My husband David and I both come from musical families.
His clan is made up of talented musicians and singers on all sides. My own family make up for their somewhat lesser talents with a seemingly endless amount of musical enthusiasm (my dad can regularly be heard belting out a spirited version of "If I Were a Rich Man" whilst performing household chores).
In spite of the fact that I was once told at a theater audition that my voice was "actively displeasing", it is one of the great surprises of motherhood that Snoodie ADORES my singing.
Seriously, everytime I burst into song the kid smiles like he just won the lottery. It is awesome. He doesn't care what I sing - he just cares that I keep the songs coming!
So sing I do! I sing when I pick him up out of his crib first thing in the morning, and I sing while I feed him breakfast. I sing as we drive around to our errands, and I sing when he struggles to go down at naptime. I sing at dinnertime, in the bath, and as I put him down to bed. I'm an all-day singing fool!
And, I have to tell you, this much singing takes some serious effort! To actually come up with several hours worth of musical ditties day after day is work, I tell you!
In the first weeks after bringing Snood home from the hospital I would start song after song only to find myself stymied:
"Mary had a little lamb, little lamb, little lamb! Mary had a little lamb whose fleece was white as snow! Uh..."
I know on some level that there are more lyrics to this song but damn if I can come up with them. At some point she takes that lamb to school right? To see if it can read? I really have no idea.
Total elapsed singing time: Seven seconds.
Total singing time left in the day: Six hours, fifty-nine minutes and fifty-three seconds.
A mommy friend facing the same dilemma told me about a website that lists all the words to popular children's songs for hapless parents like myself:
But the fact is, by the time you put the baby down to Google the lyrics to "Mary Had a Little Lamb" and attempt to memorize the verse where "the eager children" inquire about he source of Mary's love for said little lamb, the moment has kind of passed.
And what's left to you at this point is inventing your own original compositions.
*sung in the Key of G*
"You are awake! After a nap! Soon you will poop and we'll change your diaper!"
This approach is efficient, provides endless material, and is just as pleasing to the Snood as any known children's favorite.
But my husband has discovered an even more successful approach.
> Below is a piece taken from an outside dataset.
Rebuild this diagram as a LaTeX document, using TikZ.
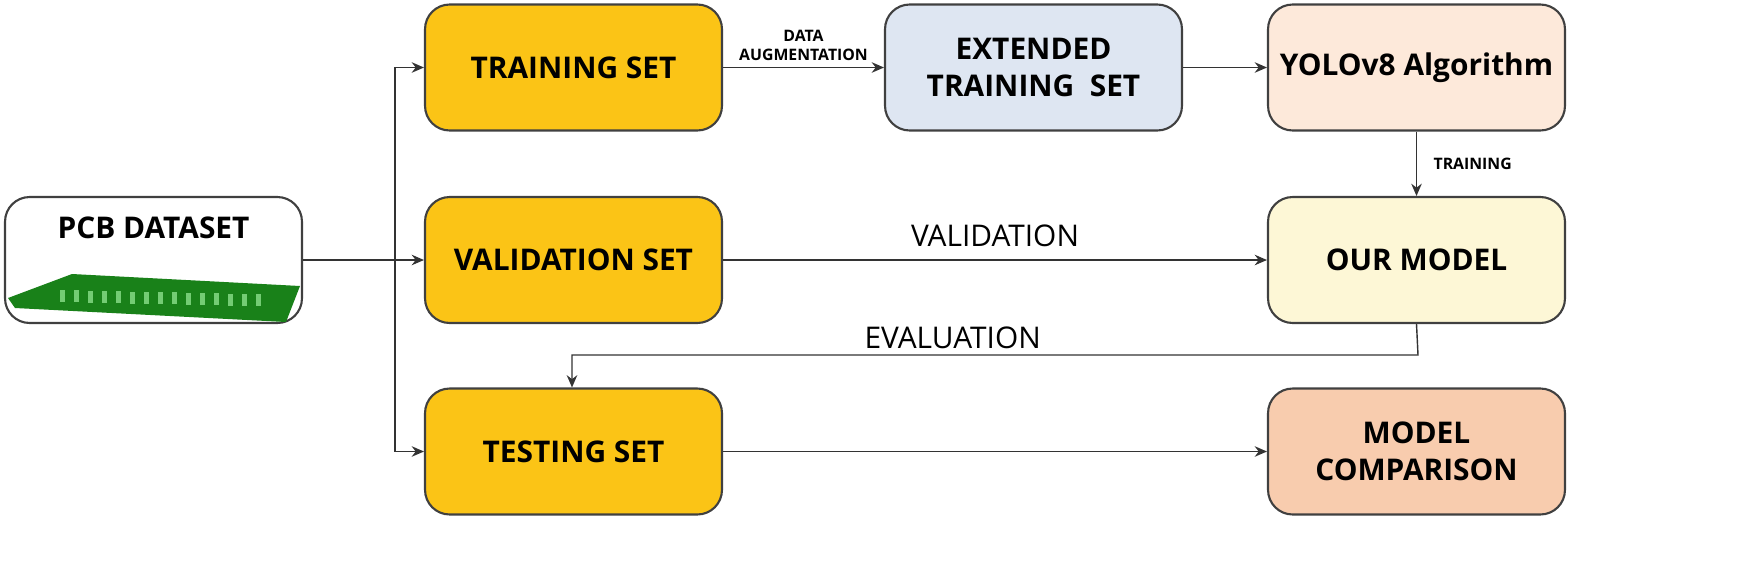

One night recently I caught him singing the following song to our son in the bathtub:
Altering the lyrics thusly:
"Loving Snood! Is easy 'cause he's Snoodie butt! Being with my Snood! Is all I want to do!"
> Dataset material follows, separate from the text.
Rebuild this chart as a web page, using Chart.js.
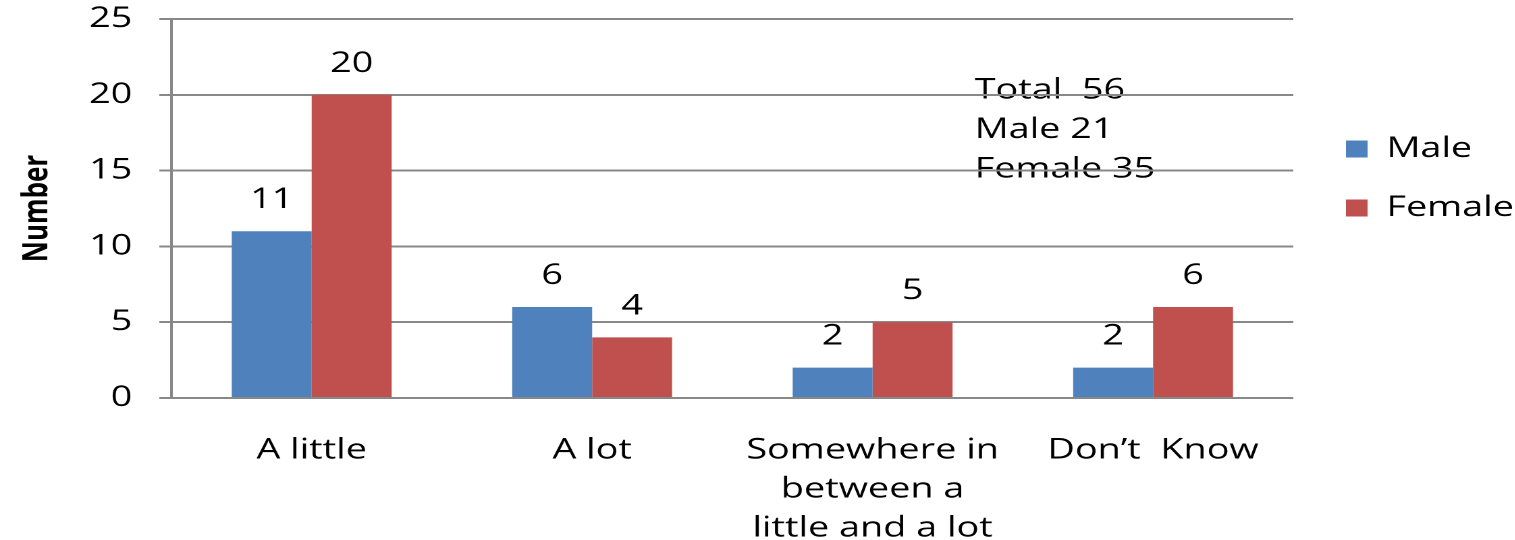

It didn't take me long to realize that David was, in fact, a genius. A genius who had hit on a treasure trove of lyrical material backed up by tunes that were significantly more winning that the ones I was making up.
After a commute featuring 'Hair Nation' on Sirius, he would sing this dinnertime number:
"Pour some Snoodie on me! In the name of love!"
At Christmas time he serenaded Snoods in the car:
"He sees that you're a Doodle! He knows when you're a Snood!"
It was new day at our house! 80's Hits! Country Classics! Golden Oldies! The radio was suddenly an endless source of songs just waiting to be transformed into their Snood-centric versions! It was great way to keep the hits coming, for sure, but lately I've been starting to worry about the strategy's long-term effects.
Two nights ago my husband and I went out for a romantic dinner. We kept catching each other singing along with the music playing overhead:
"Wouldn't you agree? Baby you and me. We got a Snoody kind of love."
"Wise men say, only Snoods rush in..."
We weren't trying to amuse each other. Even worse, we weren't actively trying to change the lyrics at all. We were honestly overcome with the need to inserts Snood's name into every song we heard. Things seemed to be getting a little out of control.
But even if we've created a musical monster it's working for us now, so there's nothing much to do but embrace it.